[Given problem]: Restate each line of the listing exactly, without carrying over any pictures.

** Start Supplied information **

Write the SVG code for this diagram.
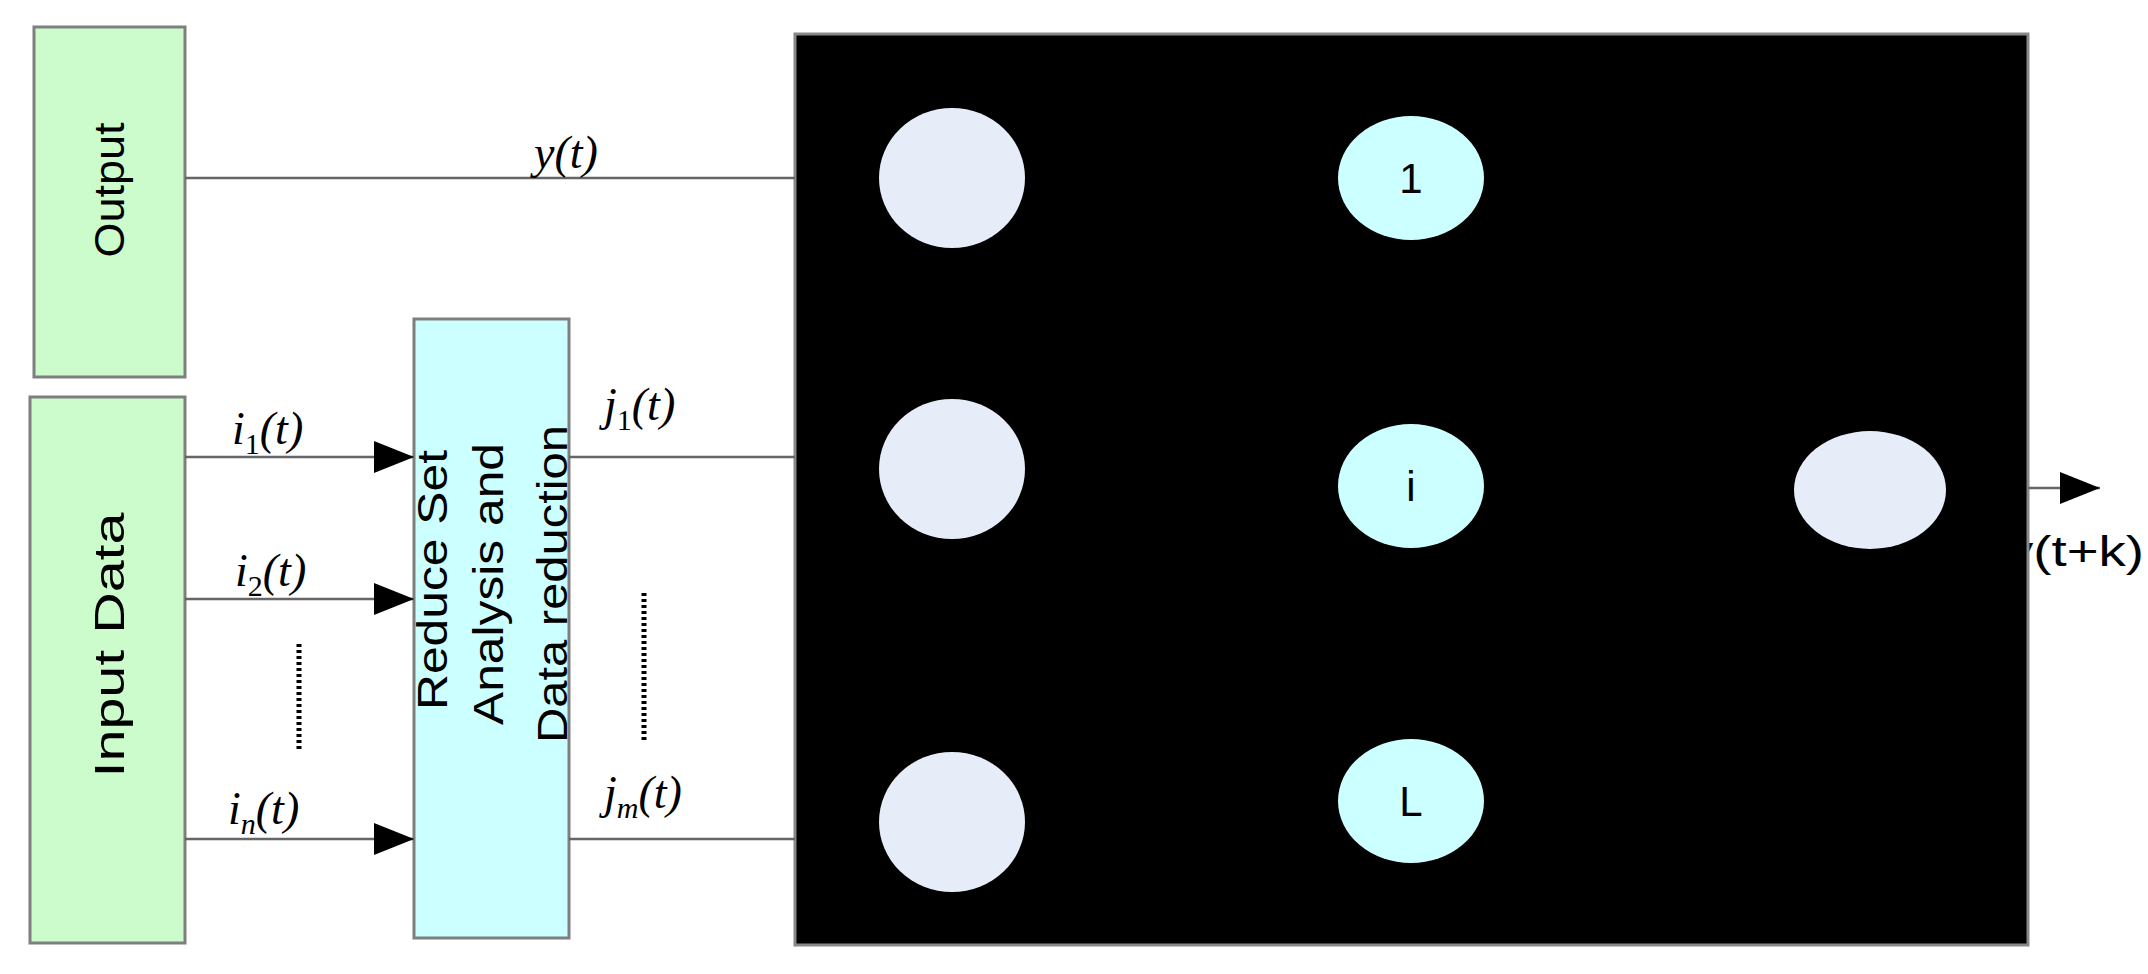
<svg xmlns="http://www.w3.org/2000/svg" width="2148" height="974" viewBox="0 0 2148 974">
<style>
.g{fill:#ccfccc;stroke:#7f7f7f;stroke-width:3}
.c{fill:#ccffff;stroke:#7f7f7f;stroke-width:3}
.l{stroke:#666;stroke-width:2.5;fill:none}
.t{font-family:"Liberation Sans",Arial,sans-serif;font-size:42px;fill:#000}
.m{font-family:"Liberation Serif","Times New Roman",serif;font-style:italic;font-size:46px;fill:#000}
.s{font-size:30px;font-style:normal}
.si{font-size:30px;font-style:italic}
.n1{fill:#e6ecf8}
.n2{fill:#ccffff}
</style>
<defs>
<marker id="b" viewBox="0 0 10 8" markerWidth="40" markerHeight="32" refX="10" refY="4" orient="auto" markerUnits="userSpaceOnUse"><path d="M0,0L10,4L0,8z" fill="#000"/></marker></defs>
<g id="outlabel"><text class="t" x="2006" y="566" font-size="46" textLength="138" lengthAdjust="spacingAndGlyphs">y(t+k)</text></g>
<g id="output"><rect class="g" x="34" y="27" width="151" height="350"/><text class="t" transform="translate(124,190) rotate(-90)" text-anchor="middle" textLength="135" lengthAdjust="spacingAndGlyphs">Output</text></g>
<g id="input"><rect class="g" x="30" y="397" width="155" height="546"/><text class="t" transform="translate(124,645) rotate(-90)" text-anchor="middle" textLength="265" lengthAdjust="spacingAndGlyphs">Input Data</text></g>
<g id="reduce"><rect class="c" x="414" y="319" width="155" height="619"/>
<text class="t" font-size="46" transform="translate(447,580) rotate(-90)" text-anchor="middle" textLength="260" lengthAdjust="spacingAndGlyphs">Reduce Set</text>
<text class="t" font-size="46" transform="translate(503,584) rotate(-90)" text-anchor="middle" textLength="282" lengthAdjust="spacingAndGlyphs">Analysis and</text>
<text class="t" font-size="46" transform="translate(567,584) rotate(-90)" text-anchor="middle" textLength="318" lengthAdjust="spacingAndGlyphs">Data reduction</text></g>
<g id="network"><rect x="795" y="34" width="1233" height="911" fill="#000" stroke="#888" stroke-width="3"/>
<ellipse class="n1" cx="952" cy="178" rx="73" ry="70"/>
<ellipse class="n1" cx="952" cy="469" rx="73" ry="70"/>
<ellipse class="n1" cx="952" cy="822" rx="73" ry="70"/>
<ellipse class="n2" cx="1411" cy="178" rx="73" ry="62"/>
<ellipse class="n2" cx="1411" cy="486" rx="73" ry="62"/>
<ellipse class="n2" cx="1411" cy="801" rx="73" ry="62"/>
<ellipse class="n1" cx="1870" cy="490" rx="76" ry="59"/>
<text class="t" x="1411" y="193" text-anchor="middle">1</text>
<text class="t" x="1411" y="501" text-anchor="middle">i</text>
<text class="t" x="1411" y="816" text-anchor="middle">L</text></g>
<g id="connectors">
<line class="l" x1="185" y1="178" x2="795" y2="178"/>
<line class="l" x1="185" y1="457" x2="414" y2="457" marker-end="url(#b)"/>
<line class="l" x1="185" y1="599" x2="414" y2="599" marker-end="url(#b)"/>
<line class="l" x1="185" y1="839" x2="414" y2="839" marker-end="url(#b)"/>
<line class="l" x1="569" y1="457" x2="795" y2="457"/>
<line class="l" x1="569" y1="839" x2="795" y2="839"/>
<line class="l" x1="2028" y1="488" x2="2100" y2="488" marker-end="url(#b)"/>
<line x1="299" y1="644" x2="299" y2="751" stroke="#000" stroke-width="5" stroke-dasharray="3,3"/>
<line x1="644" y1="593" x2="644" y2="740" stroke="#000" stroke-width="5" stroke-dasharray="3,3"/>
</g>
<g id="labels">
<text class="m" x="534" y="168">y(t)</text>
<text class="m" x="232" y="444">i<tspan class="s" dy="10">1</tspan><tspan dy="-10">(t)</tspan></text>
<text class="m" x="235" y="586">i<tspan class="s" dy="10">2</tspan><tspan dy="-10">(t)</tspan></text>
<text class="m" x="228" y="824">i<tspan class="si" dy="10">n</tspan><tspan dy="-10">(t)</tspan></text>
<text class="m" x="604" y="420">j<tspan class="s" dy="10">1</tspan><tspan dy="-10">(t)</tspan></text>
<text class="m" x="604" y="808">j<tspan class="si" dy="10">m</tspan><tspan dy="-10">(t)</tspan></text>
</g>
</svg>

** End Supplied information **

[Finished task]:
Write the SVG code for this diagram.
<svg xmlns="http://www.w3.org/2000/svg" width="2148" height="974" viewBox="0 0 2148 974">
<style>
.g{fill:#ccfccc;stroke:#7f7f7f;stroke-width:3}
.c{fill:#ccffff;stroke:#7f7f7f;stroke-width:3}
.l{stroke:#666;stroke-width:2.5;fill:none}
.t{font-family:"Liberation Sans",Arial,sans-serif;font-size:42px;fill:#000}
.m{font-family:"Liberation Serif","Times New Roman",serif;font-style:italic;font-size:46px;fill:#000}
.s{font-size:30px;font-style:normal}
.si{font-size:30px;font-style:italic}
.n1{fill:#e6ecf8}
.n2{fill:#ccffff}
</style>
<defs>
<marker id="b" viewBox="0 0 10 8" markerWidth="40" markerHeight="32" refX="10" refY="4" orient="auto" markerUnits="userSpaceOnUse"><path d="M0,0L10,4L0,8z" fill="#000"/></marker></defs>
<g id="outlabel"><text class="t" x="2006" y="566" font-size="46" textLength="138" lengthAdjust="spacingAndGlyphs">y(t+k)</text></g>
<g id="output"><rect class="g" x="34" y="27" width="151" height="350"/><text class="t" transform="translate(124,190) rotate(-90)" text-anchor="middle" textLength="135" lengthAdjust="spacingAndGlyphs">Output</text></g>
<g id="input"><rect class="g" x="30" y="397" width="155" height="546"/><text class="t" transform="translate(124,645) rotate(-90)" text-anchor="middle" textLength="265" lengthAdjust="spacingAndGlyphs">Input Data</text></g>
<g id="reduce"><rect class="c" x="414" y="319" width="155" height="619"/>
<text class="t" font-size="46" transform="translate(447,580) rotate(-90)" text-anchor="middle" textLength="260" lengthAdjust="spacingAndGlyphs">Reduce Set</text>
<text class="t" font-size="46" transform="translate(503,584) rotate(-90)" text-anchor="middle" textLength="282" lengthAdjust="spacingAndGlyphs">Analysis and</text>
<text class="t" font-size="46" transform="translate(567,584) rotate(-90)" text-anchor="middle" textLength="318" lengthAdjust="spacingAndGlyphs">Data reduction</text></g>
<g id="network"><rect x="795" y="34" width="1233" height="911" fill="#000" stroke="#888" stroke-width="3"/>
<ellipse class="n1" cx="952" cy="178" rx="73" ry="70"/>
<ellipse class="n1" cx="952" cy="469" rx="73" ry="70"/>
<ellipse class="n1" cx="952" cy="822" rx="73" ry="70"/>
<ellipse class="n2" cx="1411" cy="178" rx="73" ry="62"/>
<ellipse class="n2" cx="1411" cy="486" rx="73" ry="62"/>
<ellipse class="n2" cx="1411" cy="801" rx="73" ry="62"/>
<ellipse class="n1" cx="1870" cy="490" rx="76" ry="59"/>
<text class="t" x="1411" y="193" text-anchor="middle">1</text>
<text class="t" x="1411" y="501" text-anchor="middle">i</text>
<text class="t" x="1411" y="816" text-anchor="middle">L</text></g>
<g id="connectors">
<line class="l" x1="185" y1="178" x2="795" y2="178"/>
<line class="l" x1="185" y1="457" x2="414" y2="457" marker-end="url(#b)"/>
<line class="l" x1="185" y1="599" x2="414" y2="599" marker-end="url(#b)"/>
<line class="l" x1="185" y1="839" x2="414" y2="839" marker-end="url(#b)"/>
<line class="l" x1="569" y1="457" x2="795" y2="457"/>
<line class="l" x1="569" y1="839" x2="795" y2="839"/>
<line class="l" x1="2028" y1="488" x2="2100" y2="488" marker-end="url(#b)"/>
<line x1="299" y1="644" x2="299" y2="751" stroke="#000" stroke-width="5" stroke-dasharray="3,3"/>
<line x1="644" y1="593" x2="644" y2="740" stroke="#000" stroke-width="5" stroke-dasharray="3,3"/>
</g>
<g id="labels">
<text class="m" x="534" y="168">y(t)</text>
<text class="m" x="232" y="444">i<tspan class="s" dy="10">1</tspan><tspan dy="-10">(t)</tspan></text>
<text class="m" x="235" y="586">i<tspan class="s" dy="10">2</tspan><tspan dy="-10">(t)</tspan></text>
<text class="m" x="228" y="824">i<tspan class="si" dy="10">n</tspan><tspan dy="-10">(t)</tspan></text>
<text class="m" x="604" y="420">j<tspan class="s" dy="10">1</tspan><tspan dy="-10">(t)</tspan></text>
<text class="m" x="604" y="808">j<tspan class="si" dy="10">m</tspan><tspan dy="-10">(t)</tspan></text>
</g>
</svg>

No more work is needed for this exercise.